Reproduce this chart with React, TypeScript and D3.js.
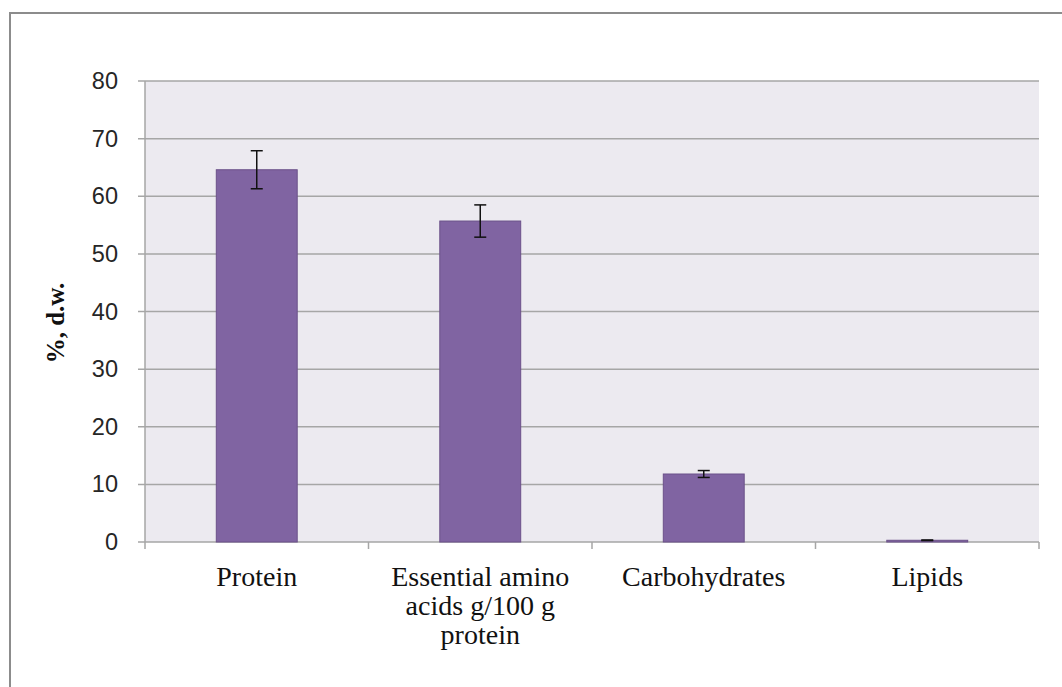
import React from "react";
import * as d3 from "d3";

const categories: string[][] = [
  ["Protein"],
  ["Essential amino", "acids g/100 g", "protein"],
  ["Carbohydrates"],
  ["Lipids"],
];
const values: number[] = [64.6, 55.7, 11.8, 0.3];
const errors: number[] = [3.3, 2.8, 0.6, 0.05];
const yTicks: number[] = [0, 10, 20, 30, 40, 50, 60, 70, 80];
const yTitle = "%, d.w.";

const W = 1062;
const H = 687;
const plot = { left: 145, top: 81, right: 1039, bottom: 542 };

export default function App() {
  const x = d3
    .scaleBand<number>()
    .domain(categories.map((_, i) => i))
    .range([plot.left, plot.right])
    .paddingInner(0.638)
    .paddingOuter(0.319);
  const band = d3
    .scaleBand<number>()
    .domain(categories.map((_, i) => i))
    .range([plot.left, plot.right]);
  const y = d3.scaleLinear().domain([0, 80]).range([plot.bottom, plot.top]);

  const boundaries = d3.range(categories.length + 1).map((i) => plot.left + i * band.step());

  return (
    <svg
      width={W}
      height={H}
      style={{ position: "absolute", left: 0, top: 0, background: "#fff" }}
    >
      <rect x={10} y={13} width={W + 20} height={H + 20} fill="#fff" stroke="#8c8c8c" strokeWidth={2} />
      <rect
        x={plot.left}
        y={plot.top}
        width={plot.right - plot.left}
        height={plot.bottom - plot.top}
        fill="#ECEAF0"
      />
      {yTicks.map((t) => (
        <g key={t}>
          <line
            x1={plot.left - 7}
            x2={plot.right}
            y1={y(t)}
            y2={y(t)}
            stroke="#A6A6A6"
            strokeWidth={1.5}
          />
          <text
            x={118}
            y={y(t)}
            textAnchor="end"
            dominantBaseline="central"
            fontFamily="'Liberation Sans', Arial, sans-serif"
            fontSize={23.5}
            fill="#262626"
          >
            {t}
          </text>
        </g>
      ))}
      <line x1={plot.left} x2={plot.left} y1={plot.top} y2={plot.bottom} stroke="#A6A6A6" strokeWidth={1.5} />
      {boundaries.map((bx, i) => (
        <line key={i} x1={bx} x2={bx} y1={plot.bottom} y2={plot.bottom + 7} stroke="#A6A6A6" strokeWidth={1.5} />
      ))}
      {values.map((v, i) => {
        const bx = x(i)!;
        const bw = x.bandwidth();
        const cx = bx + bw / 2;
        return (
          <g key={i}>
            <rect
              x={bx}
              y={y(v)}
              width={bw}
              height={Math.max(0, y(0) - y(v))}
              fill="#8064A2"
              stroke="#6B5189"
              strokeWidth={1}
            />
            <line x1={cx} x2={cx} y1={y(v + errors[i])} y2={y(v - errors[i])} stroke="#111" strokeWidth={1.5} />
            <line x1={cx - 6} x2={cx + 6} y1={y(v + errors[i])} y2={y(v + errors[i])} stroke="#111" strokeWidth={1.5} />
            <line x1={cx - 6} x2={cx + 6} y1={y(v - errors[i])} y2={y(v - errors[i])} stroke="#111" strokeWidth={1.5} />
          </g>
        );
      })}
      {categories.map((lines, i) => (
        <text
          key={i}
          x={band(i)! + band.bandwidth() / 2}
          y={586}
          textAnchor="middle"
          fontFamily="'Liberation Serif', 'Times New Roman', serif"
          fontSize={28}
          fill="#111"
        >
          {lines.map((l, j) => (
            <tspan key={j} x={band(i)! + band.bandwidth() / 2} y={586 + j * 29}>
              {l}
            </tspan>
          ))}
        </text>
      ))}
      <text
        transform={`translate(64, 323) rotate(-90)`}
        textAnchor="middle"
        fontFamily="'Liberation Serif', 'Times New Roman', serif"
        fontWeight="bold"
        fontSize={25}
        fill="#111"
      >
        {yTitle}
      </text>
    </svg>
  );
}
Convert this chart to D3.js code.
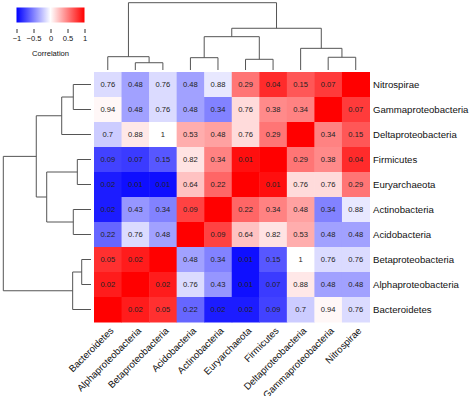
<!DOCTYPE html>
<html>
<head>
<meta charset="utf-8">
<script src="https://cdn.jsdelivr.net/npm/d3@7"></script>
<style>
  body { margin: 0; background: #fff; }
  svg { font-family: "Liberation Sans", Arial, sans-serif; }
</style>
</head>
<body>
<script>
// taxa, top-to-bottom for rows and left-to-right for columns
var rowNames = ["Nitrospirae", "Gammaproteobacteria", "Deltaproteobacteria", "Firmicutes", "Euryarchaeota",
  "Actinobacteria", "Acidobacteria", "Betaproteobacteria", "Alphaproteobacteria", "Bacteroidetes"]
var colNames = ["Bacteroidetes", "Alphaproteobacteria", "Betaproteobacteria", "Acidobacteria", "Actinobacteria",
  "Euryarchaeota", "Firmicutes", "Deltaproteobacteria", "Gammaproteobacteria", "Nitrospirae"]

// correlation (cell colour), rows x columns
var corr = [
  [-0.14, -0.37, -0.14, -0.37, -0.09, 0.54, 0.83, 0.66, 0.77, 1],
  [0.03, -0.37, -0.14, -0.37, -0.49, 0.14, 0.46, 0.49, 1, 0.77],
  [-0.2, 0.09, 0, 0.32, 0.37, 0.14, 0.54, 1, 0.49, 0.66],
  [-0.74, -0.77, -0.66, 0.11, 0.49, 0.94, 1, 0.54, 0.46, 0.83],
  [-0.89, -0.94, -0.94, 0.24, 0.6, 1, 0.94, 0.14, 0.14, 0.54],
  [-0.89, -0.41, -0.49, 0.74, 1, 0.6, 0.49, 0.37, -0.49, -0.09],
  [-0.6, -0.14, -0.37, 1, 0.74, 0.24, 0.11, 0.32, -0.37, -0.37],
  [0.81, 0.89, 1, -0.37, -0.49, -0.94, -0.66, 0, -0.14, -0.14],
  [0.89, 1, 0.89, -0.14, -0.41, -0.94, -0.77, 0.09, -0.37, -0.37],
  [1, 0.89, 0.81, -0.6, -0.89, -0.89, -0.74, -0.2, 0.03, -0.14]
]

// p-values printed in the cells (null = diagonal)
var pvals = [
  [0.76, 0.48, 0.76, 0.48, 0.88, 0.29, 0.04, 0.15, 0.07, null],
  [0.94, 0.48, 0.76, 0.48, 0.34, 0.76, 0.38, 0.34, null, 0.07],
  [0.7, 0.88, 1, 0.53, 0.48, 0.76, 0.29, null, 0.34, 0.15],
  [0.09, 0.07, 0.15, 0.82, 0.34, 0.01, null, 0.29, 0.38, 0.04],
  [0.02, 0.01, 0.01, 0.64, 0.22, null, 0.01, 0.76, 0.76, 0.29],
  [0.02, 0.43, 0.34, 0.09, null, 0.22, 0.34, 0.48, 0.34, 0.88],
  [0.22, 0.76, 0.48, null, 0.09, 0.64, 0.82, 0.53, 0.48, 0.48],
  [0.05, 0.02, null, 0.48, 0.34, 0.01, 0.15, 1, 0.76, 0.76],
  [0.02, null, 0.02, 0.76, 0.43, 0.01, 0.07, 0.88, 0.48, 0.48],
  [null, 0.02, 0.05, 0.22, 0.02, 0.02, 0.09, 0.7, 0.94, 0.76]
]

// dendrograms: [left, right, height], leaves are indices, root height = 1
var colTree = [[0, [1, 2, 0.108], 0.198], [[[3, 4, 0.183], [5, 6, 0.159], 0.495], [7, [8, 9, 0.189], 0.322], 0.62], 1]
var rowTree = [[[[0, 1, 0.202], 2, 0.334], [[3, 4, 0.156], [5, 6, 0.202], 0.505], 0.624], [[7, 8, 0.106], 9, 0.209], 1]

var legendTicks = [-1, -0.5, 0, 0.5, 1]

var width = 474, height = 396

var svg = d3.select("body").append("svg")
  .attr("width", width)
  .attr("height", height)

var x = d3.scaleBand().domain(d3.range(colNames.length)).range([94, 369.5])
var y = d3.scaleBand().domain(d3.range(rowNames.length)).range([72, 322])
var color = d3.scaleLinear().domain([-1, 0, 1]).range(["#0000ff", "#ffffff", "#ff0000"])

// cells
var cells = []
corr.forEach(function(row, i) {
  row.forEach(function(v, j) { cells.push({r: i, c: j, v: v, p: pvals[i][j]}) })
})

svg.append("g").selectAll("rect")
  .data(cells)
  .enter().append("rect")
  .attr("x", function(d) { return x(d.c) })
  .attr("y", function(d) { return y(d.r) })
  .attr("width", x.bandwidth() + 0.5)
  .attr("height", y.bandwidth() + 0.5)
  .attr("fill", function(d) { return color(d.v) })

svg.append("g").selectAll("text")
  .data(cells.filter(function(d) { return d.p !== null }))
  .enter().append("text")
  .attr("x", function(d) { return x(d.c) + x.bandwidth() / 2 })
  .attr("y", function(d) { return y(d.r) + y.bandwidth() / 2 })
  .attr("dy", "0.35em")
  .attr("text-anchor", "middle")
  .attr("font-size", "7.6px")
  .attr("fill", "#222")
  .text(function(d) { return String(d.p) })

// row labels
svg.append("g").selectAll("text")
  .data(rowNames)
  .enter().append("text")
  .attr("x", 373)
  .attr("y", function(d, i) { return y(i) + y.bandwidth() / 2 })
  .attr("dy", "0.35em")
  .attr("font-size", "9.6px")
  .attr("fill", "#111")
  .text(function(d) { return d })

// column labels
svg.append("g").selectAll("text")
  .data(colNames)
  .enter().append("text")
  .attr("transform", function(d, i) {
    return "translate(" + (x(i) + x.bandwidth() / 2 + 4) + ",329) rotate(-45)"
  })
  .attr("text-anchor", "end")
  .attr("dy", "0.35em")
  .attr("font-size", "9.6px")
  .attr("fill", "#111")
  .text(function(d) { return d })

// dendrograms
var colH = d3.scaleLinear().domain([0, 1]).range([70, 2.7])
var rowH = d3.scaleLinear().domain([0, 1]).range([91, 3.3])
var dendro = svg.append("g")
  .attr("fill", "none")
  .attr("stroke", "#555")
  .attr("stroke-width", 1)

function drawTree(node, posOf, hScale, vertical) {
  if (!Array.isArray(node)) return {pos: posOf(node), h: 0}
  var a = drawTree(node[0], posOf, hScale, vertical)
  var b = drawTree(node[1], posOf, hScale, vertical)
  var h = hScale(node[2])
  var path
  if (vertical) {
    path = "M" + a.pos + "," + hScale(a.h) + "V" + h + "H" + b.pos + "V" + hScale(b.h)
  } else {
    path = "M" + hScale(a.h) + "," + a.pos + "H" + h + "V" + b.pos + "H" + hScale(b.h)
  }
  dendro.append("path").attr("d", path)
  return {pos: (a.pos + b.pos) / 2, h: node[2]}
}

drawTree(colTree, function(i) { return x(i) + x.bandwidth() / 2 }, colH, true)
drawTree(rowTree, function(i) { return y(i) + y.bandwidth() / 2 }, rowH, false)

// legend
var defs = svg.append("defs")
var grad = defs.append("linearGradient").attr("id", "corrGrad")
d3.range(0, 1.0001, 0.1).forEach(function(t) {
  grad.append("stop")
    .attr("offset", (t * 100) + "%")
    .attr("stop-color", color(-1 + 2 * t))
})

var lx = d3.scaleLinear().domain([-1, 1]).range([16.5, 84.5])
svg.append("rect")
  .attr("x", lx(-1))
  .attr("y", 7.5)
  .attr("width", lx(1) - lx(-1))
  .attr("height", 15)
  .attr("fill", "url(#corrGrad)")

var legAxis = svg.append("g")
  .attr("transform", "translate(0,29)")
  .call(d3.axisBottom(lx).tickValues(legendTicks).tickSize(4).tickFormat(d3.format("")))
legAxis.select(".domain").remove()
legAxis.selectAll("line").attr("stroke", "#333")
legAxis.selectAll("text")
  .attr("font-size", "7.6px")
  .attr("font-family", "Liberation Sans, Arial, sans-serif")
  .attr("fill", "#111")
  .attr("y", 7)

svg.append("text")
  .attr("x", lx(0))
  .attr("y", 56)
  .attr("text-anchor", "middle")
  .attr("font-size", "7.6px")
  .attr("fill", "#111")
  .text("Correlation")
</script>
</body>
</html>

==

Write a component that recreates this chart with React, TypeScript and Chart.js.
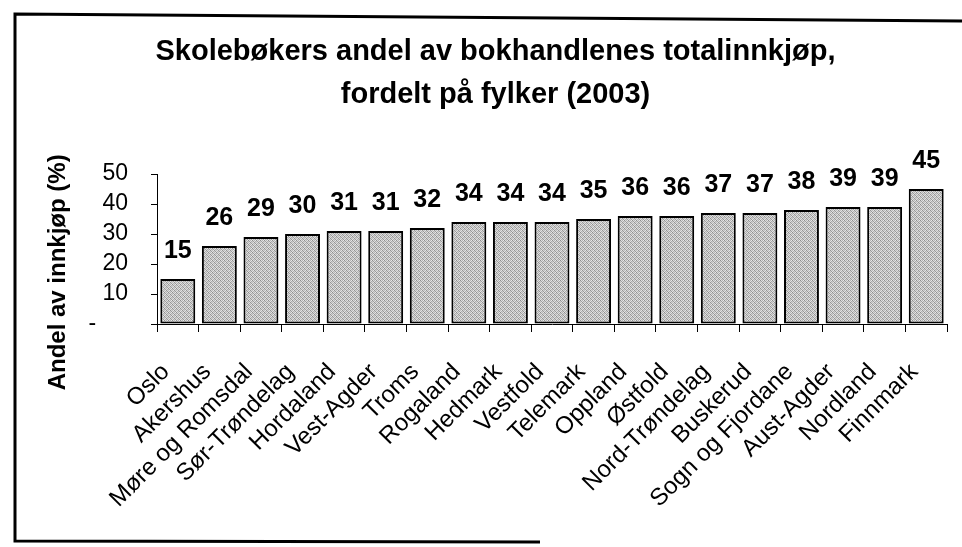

[What you should do] Skip the pictures and repeat, word for word, the lines from the one containing "Reproduce this chart" to the one containing "const boundaries = d3.range(categories.length", keeping both of those lines.

[Problem solution]
Reproduce this chart with React, TypeScript and D3.js.
import React from "react";
import * as d3 from "d3";

const categories: string[][] = [
  ["Protein"],
  ["Essential amino", "acids g/100 g", "protein"],
  ["Carbohydrates"],
  ["Lipids"],
];
const values: number[] = [64.6, 55.7, 11.8, 0.3];
const errors: number[] = [3.3, 2.8, 0.6, 0.05];
const yTicks: number[] = [0, 10, 20, 30, 40, 50, 60, 70, 80];
const yTitle = "%, d.w.";

const W = 1062;
const H = 687;
const plot = { left: 145, top: 81, right: 1039, bottom: 542 };

export default function App() {
  const x = d3
    .scaleBand<number>()
    .domain(categories.map((_, i) => i))
    .range([plot.left, plot.right])
    .paddingInner(0.638)
    .paddingOuter(0.319);
  const band = d3
    .scaleBand<number>()
    .domain(categories.map((_, i) => i))
    .range([plot.left, plot.right]);
  const y = d3.scaleLinear().domain([0, 80]).range([plot.bottom, plot.top]);

  const boundaries = d3.range(categories.length + 1).map((i) => plot.left + i * band.step());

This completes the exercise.